= Saskia Mordijck =

Belgian and American plasma physicist

Saskia Mordijck is a Belgian and American plasma physicist, the Class of 1955 Associate Professor of Physics at the College of William & Mary in Williamsburg, Virginia. Her research involves the computational and experimental study of Magnetic confinement fusion, including work with the Large Plasma Device and ITER experiments.

==Education and career==
Mordijck studied mechanical engineering as an undergraduate student in Belgium, at Katholieke Universiteit Leuven. She continued her studies in mechanical engineering, applied physics, and engineering physics at the University of California, San Diego, where she received a master's degree in 2010 and completed her Ph.D. in 2011 under the supervision of Richard A. Moyer of the Center for Energy Research.

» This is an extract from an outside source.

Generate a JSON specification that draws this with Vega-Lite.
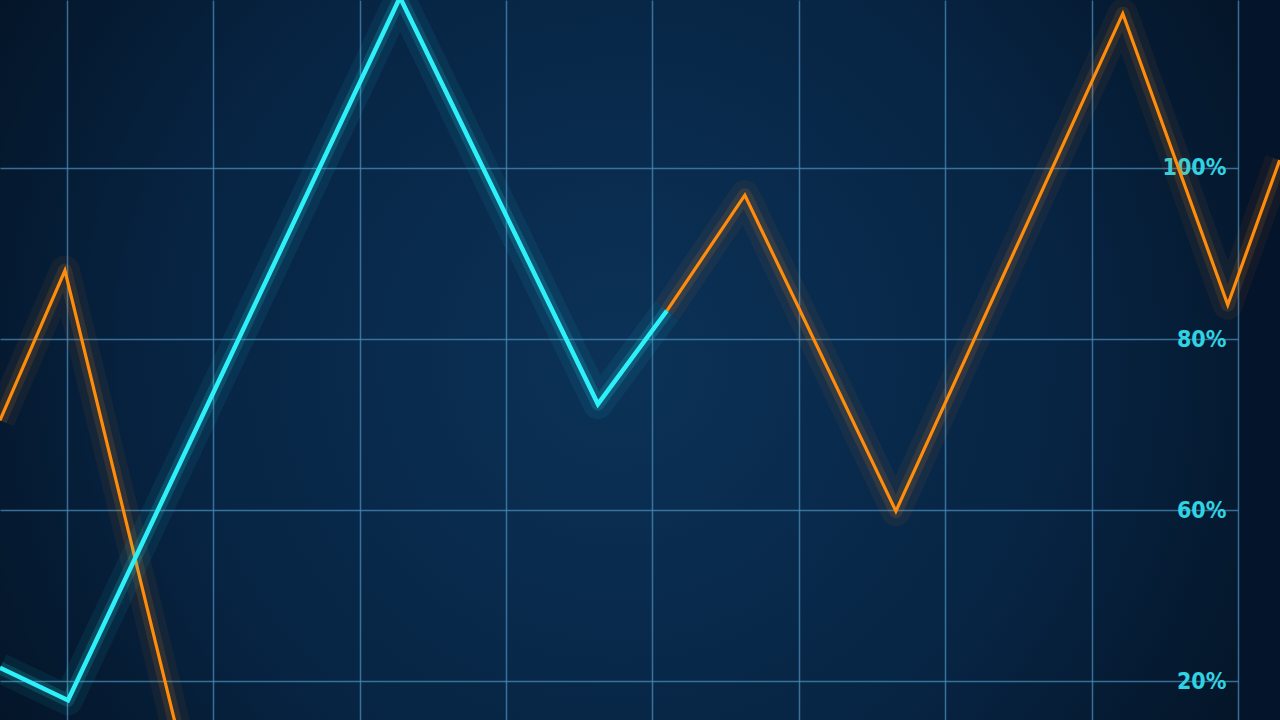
{
  "$schema": "https://vega.github.io/schema/vega-lite/v6.json",
  "width": 1238,
  "height": 720,
  "autosize": {"type": "none"},
  "padding": {"left": 0, "top": 0, "right": 42, "bottom": 0},
  "background": "#04142a",
  "config": {
    "view": {
      "stroke": null,
      "fill": {
        "gradient": "radial",
        "x1": 0.5, "y1": 0.5, "r1": 0,
        "x2": 0.5, "y2": 0.5, "r2": 0.72,
        "stops": [
          {"offset": 0, "color": "#0b3257"},
          {"offset": 0.5, "color": "#072443"},
          {"offset": 1, "color": "#020b16"}
        ]
      }
    },
    "axis": {
      "gridColor": "#4a8bb8",
      "gridOpacity": 0.75,
      "gridWidth": 1.5,
      "domain": false,
      "ticks": false,
      "title": null
    }
  },
  "data": {
    "values": [
      {"series": "cyan", "seg": "c1", "t": -0.458, "v": 41.6},
      {"series": "cyan", "seg": "c1", "t": 0.007, "v": 37.8},
      {"series": "cyan", "seg": "c1", "t": 2.275, "v": 119.9},
      {"series": "cyan", "seg": "c1", "t": 3.627, "v": 72.4},
      {"series": "cyan", "seg": "c1", "t": 4.098, "v": 83.3},
      {"series": "orange", "seg": "o1", "t": -0.458, "v": 70.5},
      {"series": "orange", "seg": "o1", "t": -0.014, "v": 88.0},
      {"series": "orange", "seg": "o1", "t": 0.758, "v": 33.8},
      {"series": "orange", "seg": "o2", "t": 4.098, "v": 83.3},
      {"series": "orange", "seg": "o2", "t": 4.631, "v": 96.8},
      {"series": "orange", "seg": "o2", "t": 5.663, "v": 59.9},
      {"series": "orange", "seg": "o2", "t": 7.213, "v": 118.0},
      {"series": "orange", "seg": "o2", "t": 7.930, "v": 84.0},
      {"series": "orange", "seg": "o2", "t": 8.285, "v": 100.9}
    ]
  },
  "encoding": {
    "x": {
      "field": "t", "type": "quantitative",
      "scale": {"domain": [-0.4577, 8], "nice": false, "zero": false},
      "axis": {"values": [0, 1, 2, 3, 4, 5, 6, 7, 8], "labels": false, "orient": "bottom"}
    },
    "y": {
      "field": "v", "type": "quantitative",
      "scale": {"domain": [35.5, 119.6], "nice": false, "zero": false},
      "axis": {
        "orient": "right",
        "values": [40, 60, 80, 100, 120],
        "labelExpr": "datum.value == 40 ? '20%' : datum.value + '%'",
        "labelAlign": "right",
        "labelPadding": -12,
        "labelBaseline": "middle",
        "labelColor": "#2fd3e2",
        "labelFont": "DejaVu Sans Condensed",
        "labelFontWeight": "bold",
        "labelFontSize": 23
      }
    },
    "detail": {"field": "seg"}
  },
  "layer": [
    {
      "transform": [{"filter": "datum.series == 'orange'"}],
      "mark": {"type": "line", "clip": false, "color": "#ff8a1c", "strokeWidth": 30, "opacity": 0.06, "strokeJoin": "round"}
    },
    {
      "transform": [{"filter": "datum.series == 'orange'"}],
      "mark": {"type": "line", "clip": false, "color": "#ff8a1c", "strokeWidth": 14, "opacity": 0.12, "strokeJoin": "round"}
    },
    {
      "transform": [{"filter": "datum.series == 'orange'"}],
      "mark": {"type": "line", "clip": false, "color": "#ff8c0a", "strokeWidth": 3.2, "strokeJoin": "miter"}
    },
    {
      "transform": [{"filter": "datum.series == 'cyan'"}],
      "mark": {"type": "line", "clip": false, "color": "#22e6f2", "strokeWidth": 30, "opacity": 0.07, "strokeJoin": "round"}
    },
    {
      "transform": [{"filter": "datum.series == 'cyan'"}],
      "mark": {"type": "line", "clip": false, "color": "#22e6f2", "strokeWidth": 13, "opacity": 0.16, "strokeJoin": "round"}
    },
    {
      "transform": [{"filter": "datum.series == 'cyan'"}],
      "mark": {"type": "line", "clip": false, "color": "#2ef0f8", "strokeWidth": 4.5, "strokeJoin": "miter"}
    }
  ]
}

She joined the College of William & Mary in 2011 as a research assistant professor in the Department of Physics and the Department of Applied Science. In 2016 she became a regular-rank assistant professor of applied science, moving to physics in 2019. She was promoted to associate professor in 2022.

Mordijck headed the Topical group on Confinement and Transport of the ITER fusion experiment from 2016 to 2018. She chaired the Women in Plasma Physics program of the American Physical Society (APS) from 2020 to 2022, and was president of the University Fusion Association for the 2023–2025 term.

==Recognition==
Mordijck received a National Science Foundation CAREER Award in 2022, funding her work on the Large Plasma Device experiment. At the College of William and Mary, she was the Fall 2025 Tack Lecturer, and a recipient of the college's 2025 Plumeri Award for Faculty Excellence.

Mordijck was named as a Fellow of the American Physical Society in 2025, after a nomination from the APS Division of Plasma Physics, "for pioneering and fundamental research on particle transport in tokamaks, which included combining theoretical modeling and measurements to illustrate the role of turbulence and fueling in determining density profile structure, and for exceptional leadership in the plasma research community".